Different fuels have varying energy contents and carbon intensities. Selecting the correct emission factor strengthens environmental reporting and sustainability metrics.

Fuel Type	Energy Content (kWh per unit)	Average Cost per kWh Equivalent	CO2 Emission Factor (kg/kWh)
Natural Gas	0.293 per kWh (1 therm = 29.3 kWh)	$0.06	0.185
Propane	0.254 per kWh (1 gallon = 27 kWh)	$0.09	0.230
Fuel Oil No.2	0.293 per kWh (1 gallon = 40.7 kWh)	$0.11	0.268

The emission factors in the table align with U.S. Environmental Protection Agency references and can be used directly in calculators to approximate avoided carbon dioxide. Factoring in volatility in fuel pricing is recommended; for example, natural gas in the United States has ranged from $0.04 to $0.10 per kWh equivalent over the past decade.

Maintenance and Monitoring Strategies

Even a well-designed heat recovery system requires consistent maintenance to sustain performance. Fouling in plate exchangers, air entrainment in hydronic loops, or malfunctioning controls can reduce recovered heat by 20% or more. Trouble-free operation relies on commissioning routines that verify flow rates, temperature differentials, and control sequences. Quarterly checks of approach temperature and differential pressure can reveal fouling early. Installing permanent sensors tied into the plant SCADA or building automation system allows trending to identify deviations without manual testing.

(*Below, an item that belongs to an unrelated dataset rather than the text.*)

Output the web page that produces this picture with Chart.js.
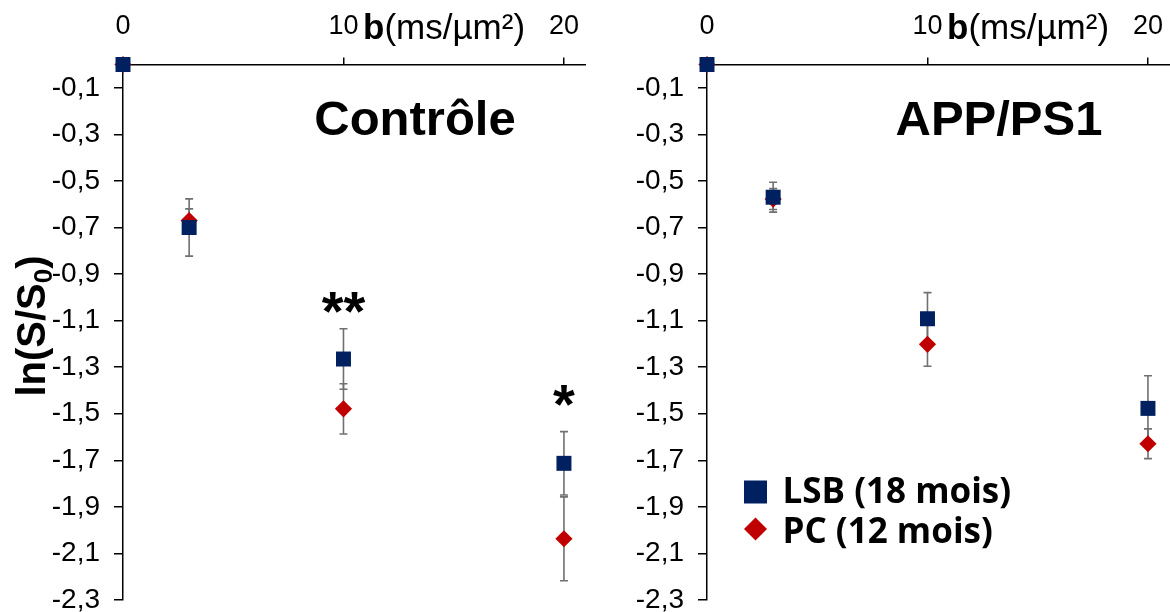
<!DOCTYPE html>
<html>
<head>
<meta charset="utf-8">
<script src="https://cdn.jsdelivr.net/npm/chart.js@4.4.1/dist/chart.umd.min.js"></script>
<style>
    html, body { margin: 0; padding: 0; background: #fff; }
    #wrap { position: relative; width: 1170px; height: 612px; overflow: hidden; background: #fff; }
    canvas { position: absolute; top: 0; }
    #chartCtrl { left: 0; }
    #chartApp { left: 584px; }
</style>
</head>
<body>
<div id="wrap">
    <canvas id="chartCtrl" width="586" height="612"></canvas>
    <canvas id="chartApp" width="586" height="612"></canvas>
</div>
<script>
// Data
const bValues = [0, 3, 10, 20];
const xTicks = [0, 10, 20];
const yTicks = [-2.3, -2.1, -1.9, -1.7, -1.5, -1.3, -1.1, -0.9, -0.7, -0.5, -0.3, -0.1];

// Contrôle
const ctrlLSB = [0, -0.70, -1.265, -1.713];
const ctrlLSBErr = [0, 0.123, 0.13, 0.136];
const ctrlPC = [0, -0.67, -1.479, -2.037];
const ctrlPCErr = [0, 0.05, 0.108, 0.18];

// APP/PS1
const appLSB = [0, -0.570, -1.092, -1.477];
const appLSBErr = [0, 0.064, 0.112, 0.14];
const appPC = [0, -0.578, -1.202, -1.629];
const appPCErr = [0, 0.045, 0.094, 0.064];

// Significance marks (Contrôle panel)
const starB = [10, 20];
const starY = [-1.14, -1.54];
const starText = ['**', '*'];

const LSB_LABEL = 'LSB (18 mois)';
const PC_LABEL = 'PC (12 mois)';
const BLUE = '#002060';
const RED = '#C00000';
const FONT = '"Liberation Sans", Arial, sans-serif';

const toPoints = (xs, ys) => xs.map((x, i) => ({ x: x, y: ys[i] }));

// Error bars drawn under the markers
const errorBars = {
    id: 'errorBars',
    beforeDatasetsDraw(chart) {
        const ctx = chart.ctx;
        const xs = chart.scales.x, ys = chart.scales.y;
        ctx.save();
        ctx.strokeStyle = '#707070';
        ctx.lineWidth = 1.6;
        chart.data.datasets.forEach(ds => {
            ds.data.forEach((p, i) => {
                const e = ds.errors[i];
                if (!e) return;
                const px = xs.getPixelForValue(p.x);
                const top = ys.getPixelForValue(p.y + e);
                const bot = ys.getPixelForValue(p.y - e);
                ctx.beginPath();
                ctx.moveTo(px, top); ctx.lineTo(px, bot);
                ctx.moveTo(px - 4, top); ctx.lineTo(px + 4, top);
                ctx.moveTo(px - 4, bot); ctx.lineTo(px + 4, bot);
                ctx.stroke();
            });
        });
        ctx.restore();
    }
};

// Titles, axis labels, stars, legend
const panelDecor = {
    id: 'panelDecor',
    afterDraw(chart, args, opts) {
        const { ctx, chartArea, scales } = chart;
        ctx.save();
        ctx.fillStyle = '#000';
        ctx.textBaseline = 'alphabetic';

        // panel title
        ctx.font = 'bold 49px ' + FONT;
        ctx.textAlign = 'center';
        ctx.fillText(opts.title, chartArea.left + 292, 135);

        // x axis title: b(ms/µm²)
        ctx.textAlign = 'left';
        let tx = chartArea.left + 240;
        ctx.font = 'bold 35px ' + FONT;
        ctx.fillText('b', tx, 39);
        tx += ctx.measureText('b').width;
        ctx.font = '35px ' + FONT;
        ctx.fillText('(ms/µm²)', tx, 39);

        // significance stars
        if (opts.stars) {
            ctx.font = 'bold 56px ' + FONT;
            ctx.textAlign = 'center';
            starB.forEach((b, i) => {
                ctx.fillText(starText[i], scales.x.getPixelForValue(b), scales.y.getPixelForValue(starY[i]));
            });
        }

        // y axis title ln(S/S0)
        if (opts.yTitle) {
            ctx.translate(31, 326);
            ctx.rotate(-Math.PI / 2);
            const big = 'bold 40px ' + FONT, small = 'bold 26px ' + FONT;
            ctx.font = big;
            const w1 = ctx.measureText('ln(S/S').width, w3 = ctx.measureText(')').width;
            ctx.font = small;
            const w2 = ctx.measureText('0').width;
            let sx = -(w1 + w2 + w3) / 2;
            ctx.textAlign = 'left';
            ctx.font = big;
            ctx.fillText('ln(S/S', sx, 14);
            ctx.font = small;
            ctx.fillText('0', sx + w1, 21);
            ctx.font = big;
            ctx.fillText(')', sx + w1 + w2, 14);
            ctx.setTransform(1, 0, 0, 1, 0, 0);
        }

        // legend
        if (opts.legend) {
            const lx = chartArea.left + 48.5;
            const rows = [492, 529];
            ctx.font = 'bold 35px "Open Sans", sans-serif';
            ctx.textAlign = 'left';
            chart.data.datasets.forEach((ds, i) => {
                const cy = rows[i];
                ctx.fillStyle = ds.backgroundColor;
                ctx.beginPath();
                if (ds.pointStyle === 'rect') {
                    ctx.rect(lx - 11.5, cy - 11.5, 23, 23);
                } else {
                    ctx.moveTo(lx - 11.5, cy); ctx.lineTo(lx, cy - 11.5);
                    ctx.lineTo(lx + 11.5, cy); ctx.lineTo(lx, cy + 11.5);
                    ctx.closePath();
                }
                ctx.fill();
                ctx.fillStyle = '#000';
                ctx.fillText(ds.label, lx + 27, cy + (i === 0 ? 11 : 14));
            });
        }
        ctx.restore();
    }
};

function makePanel(canvasId, title, lsb, lsbErr, pc, pcErr, extra) {
    const ctx = document.getElementById(canvasId).getContext('2d');
    return new Chart(ctx, {
        type: 'scatter',
        data: {
            datasets: [{
                label: LSB_LABEL,
                data: toPoints(bValues, lsb),
                errors: lsbErr,
                pointStyle: 'rect',
                pointRadius: 10.6,
                backgroundColor: BLUE,
                borderColor: BLUE,
                borderWidth: 0,
                clip: false
            }, {
                label: PC_LABEL,
                data: toPoints(bValues, pc),
                errors: pcErr,
                pointStyle: 'rectRot',
                pointRadius: 8.6,
                backgroundColor: RED,
                borderColor: RED,
                borderWidth: 0,
                clip: false
            }]
        },
        options: {
            responsive: false,
            animation: false,
            layout: { autoPadding: false, padding: { left: 0, right: 0, top: 0, bottom: 12 } },
            plugins: {
                legend: { display: false },
                tooltip: { enabled: false },
                panelDecor: Object.assign({ title: title }, extra)
            },
            scales: {
                x: {
                    type: 'linear',
                    position: 'top',
                    min: 0,
                    max: 21,
                    afterBuildTicks: s => { s.ticks = xTicks.map(v => ({ value: v })); },
                    afterFit: s => { s.height = 64.5; s.paddingLeft = 0; s.paddingRight = 0; },
                    border: { display: true, color: '#000', width: 1.5 },
                    grid: { drawOnChartArea: false, drawTicks: true, tickLength: 7, color: '#000', lineWidth: 1.5 },
                    ticks: { color: '#000', padding: 15, font: { family: FONT, size: 27 }, maxRotation: 0 }
                },
                y: {
                    type: 'linear',
                    min: -2.3,
                    max: 0,
                    afterBuildTicks: s => { s.ticks = yTicks.map(v => ({ value: v })); },
                    afterFit: s => { s.width = 123; s.paddingTop = 0; s.paddingBottom = 0; },
                    border: { display: true, color: '#000', width: 1.5 },
                    grid: { drawOnChartArea: false, drawTicks: true, tickLength: 9, color: '#000', lineWidth: 1.5 },
                    ticks: {
                        color: '#000',
                        padding: 14,
                        font: { family: FONT, size: 28 },
                        callback: v => v.toFixed(1).replace('.', ',')
                    }
                }
            }
        },
        plugins: [errorBars, panelDecor]
    });
}

makePanel('chartCtrl', 'Contrôle', ctrlLSB, ctrlLSBErr, ctrlPC, ctrlPCErr, { stars: true, yTitle: true, legend: false });
makePanel('chartApp', 'APP/PS1', appLSB, appLSBErr, appPC, appPCErr, { stars: false, yTitle: false, legend: true });
</script>
</body>
</html>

Another best practice is to integrate maintenance data with financial tracking. When operators see real-time fuel savings and avoided emissions, they are more motivated to keep the system tuned. Linking the recovered heat to sustainability dashboards helps communicate the value to corporate leadership, especially when targets from programs such as DOE’s Better Climate Challenge require proven energy reductions.

Financial and Sustainability Outcomes

For capital planning, simple payback remains the most common metric. Yet executives increasingly demand more nuanced financial models. Net present value and internal rate of return factor in future fuel inflation, maintenance costs, and residual equipment value. When combined with carbon pricing or renewable energy credits, heat recovery projects often surpass corporate hurdle rates. The carbon reduction quantified in the calculator—derived from fuel-specific emission factors—helps align projects with ESG frameworks and corporate reporting requirements.

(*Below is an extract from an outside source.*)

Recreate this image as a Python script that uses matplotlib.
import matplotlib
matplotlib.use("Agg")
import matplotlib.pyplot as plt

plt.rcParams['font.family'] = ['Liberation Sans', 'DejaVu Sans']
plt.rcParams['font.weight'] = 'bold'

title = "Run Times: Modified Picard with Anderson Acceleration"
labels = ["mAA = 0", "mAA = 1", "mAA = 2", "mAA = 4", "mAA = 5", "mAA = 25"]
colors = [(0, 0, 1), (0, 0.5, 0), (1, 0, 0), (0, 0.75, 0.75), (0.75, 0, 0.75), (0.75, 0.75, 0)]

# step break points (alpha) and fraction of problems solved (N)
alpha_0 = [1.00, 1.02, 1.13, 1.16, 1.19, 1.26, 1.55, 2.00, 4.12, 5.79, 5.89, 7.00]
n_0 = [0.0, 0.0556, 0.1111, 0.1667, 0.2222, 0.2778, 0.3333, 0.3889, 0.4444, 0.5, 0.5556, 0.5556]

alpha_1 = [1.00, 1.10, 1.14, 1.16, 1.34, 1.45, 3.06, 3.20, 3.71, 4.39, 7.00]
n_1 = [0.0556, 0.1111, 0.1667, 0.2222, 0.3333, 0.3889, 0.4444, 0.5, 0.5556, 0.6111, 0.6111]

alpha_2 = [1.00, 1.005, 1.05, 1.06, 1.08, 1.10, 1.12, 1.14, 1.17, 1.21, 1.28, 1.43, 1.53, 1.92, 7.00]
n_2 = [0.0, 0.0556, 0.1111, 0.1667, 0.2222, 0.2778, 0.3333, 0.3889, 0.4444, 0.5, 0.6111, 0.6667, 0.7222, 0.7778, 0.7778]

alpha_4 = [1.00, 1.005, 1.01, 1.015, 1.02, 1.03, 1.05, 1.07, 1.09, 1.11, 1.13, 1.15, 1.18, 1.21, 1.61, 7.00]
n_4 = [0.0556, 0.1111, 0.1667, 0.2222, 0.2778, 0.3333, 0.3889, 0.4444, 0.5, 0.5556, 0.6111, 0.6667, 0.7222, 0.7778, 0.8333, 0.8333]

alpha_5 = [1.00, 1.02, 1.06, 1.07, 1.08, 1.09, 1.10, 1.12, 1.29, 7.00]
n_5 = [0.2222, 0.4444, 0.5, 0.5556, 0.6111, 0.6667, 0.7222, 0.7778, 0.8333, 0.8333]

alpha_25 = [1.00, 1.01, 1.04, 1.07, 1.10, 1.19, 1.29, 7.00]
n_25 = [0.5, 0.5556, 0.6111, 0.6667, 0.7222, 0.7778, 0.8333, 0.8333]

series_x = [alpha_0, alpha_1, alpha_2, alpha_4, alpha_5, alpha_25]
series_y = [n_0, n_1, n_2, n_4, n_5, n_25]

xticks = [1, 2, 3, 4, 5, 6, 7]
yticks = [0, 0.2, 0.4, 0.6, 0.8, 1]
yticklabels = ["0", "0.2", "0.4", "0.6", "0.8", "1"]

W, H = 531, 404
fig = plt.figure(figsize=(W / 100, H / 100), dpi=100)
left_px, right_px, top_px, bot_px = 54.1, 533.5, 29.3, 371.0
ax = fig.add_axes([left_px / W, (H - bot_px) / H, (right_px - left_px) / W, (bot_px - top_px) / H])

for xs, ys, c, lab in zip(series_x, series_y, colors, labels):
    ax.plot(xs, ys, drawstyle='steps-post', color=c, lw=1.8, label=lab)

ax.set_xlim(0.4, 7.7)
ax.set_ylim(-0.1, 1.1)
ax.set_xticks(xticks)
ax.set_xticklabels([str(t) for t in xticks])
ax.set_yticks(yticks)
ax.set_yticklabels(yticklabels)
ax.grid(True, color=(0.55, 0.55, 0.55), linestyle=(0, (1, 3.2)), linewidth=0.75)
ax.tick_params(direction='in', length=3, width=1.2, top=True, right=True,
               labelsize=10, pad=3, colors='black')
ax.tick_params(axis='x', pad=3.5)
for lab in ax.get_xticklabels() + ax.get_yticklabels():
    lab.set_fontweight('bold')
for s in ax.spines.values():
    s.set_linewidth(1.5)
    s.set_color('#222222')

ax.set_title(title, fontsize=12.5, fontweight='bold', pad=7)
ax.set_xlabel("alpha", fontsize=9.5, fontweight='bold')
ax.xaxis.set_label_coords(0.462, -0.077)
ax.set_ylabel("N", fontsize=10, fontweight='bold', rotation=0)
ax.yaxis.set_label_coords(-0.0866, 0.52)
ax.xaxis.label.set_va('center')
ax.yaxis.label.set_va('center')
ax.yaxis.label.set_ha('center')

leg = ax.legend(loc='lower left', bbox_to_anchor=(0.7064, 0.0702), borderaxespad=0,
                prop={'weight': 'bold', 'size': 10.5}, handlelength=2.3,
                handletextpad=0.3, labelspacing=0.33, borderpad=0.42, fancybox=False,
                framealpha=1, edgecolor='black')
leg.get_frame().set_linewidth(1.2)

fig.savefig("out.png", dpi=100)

In addition to cost and emissions, heat recovery can alleviate electrical demand charges. By redirecting waste heat to space heating, facilities can reduce peak gas or fuel oil consumption during winter months, smoothing utility bills. This operational flexibility offers resilience when energy markets fluctuate or supply disruptions occur.

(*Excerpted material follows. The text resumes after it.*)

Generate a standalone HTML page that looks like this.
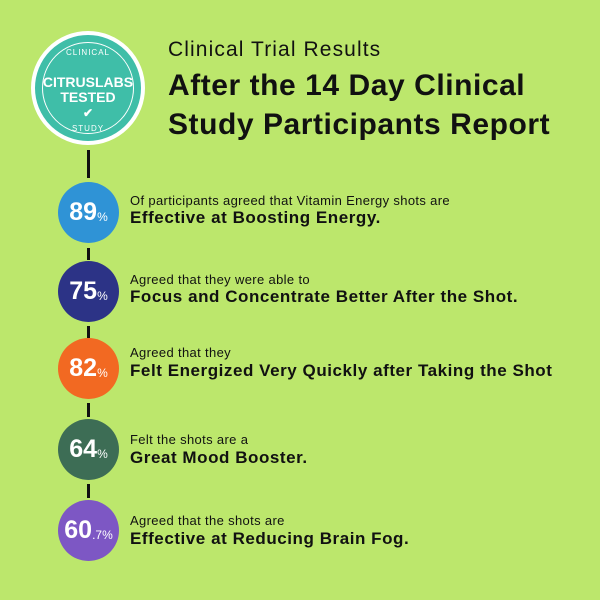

Finally, a comprehensive measurement and verification plan cements credibility. Comparing logged thermal energy to the calculator’s projections validates assumptions and provides insight for future projects. Facilities participating in government incentive programs often must submit such documentation to receive rebates or recognition.

With accurate inputs, disciplined maintenance, and thoughtful integration into plant operations, air compressor heat recovery becomes a reliable pillar of industrial energy efficiency. The calculator above serves as a starting point, but coupling it with rigorous engineering analysis, reference data from agencies such as the DOE, and empirical validation ensures long-lasting value.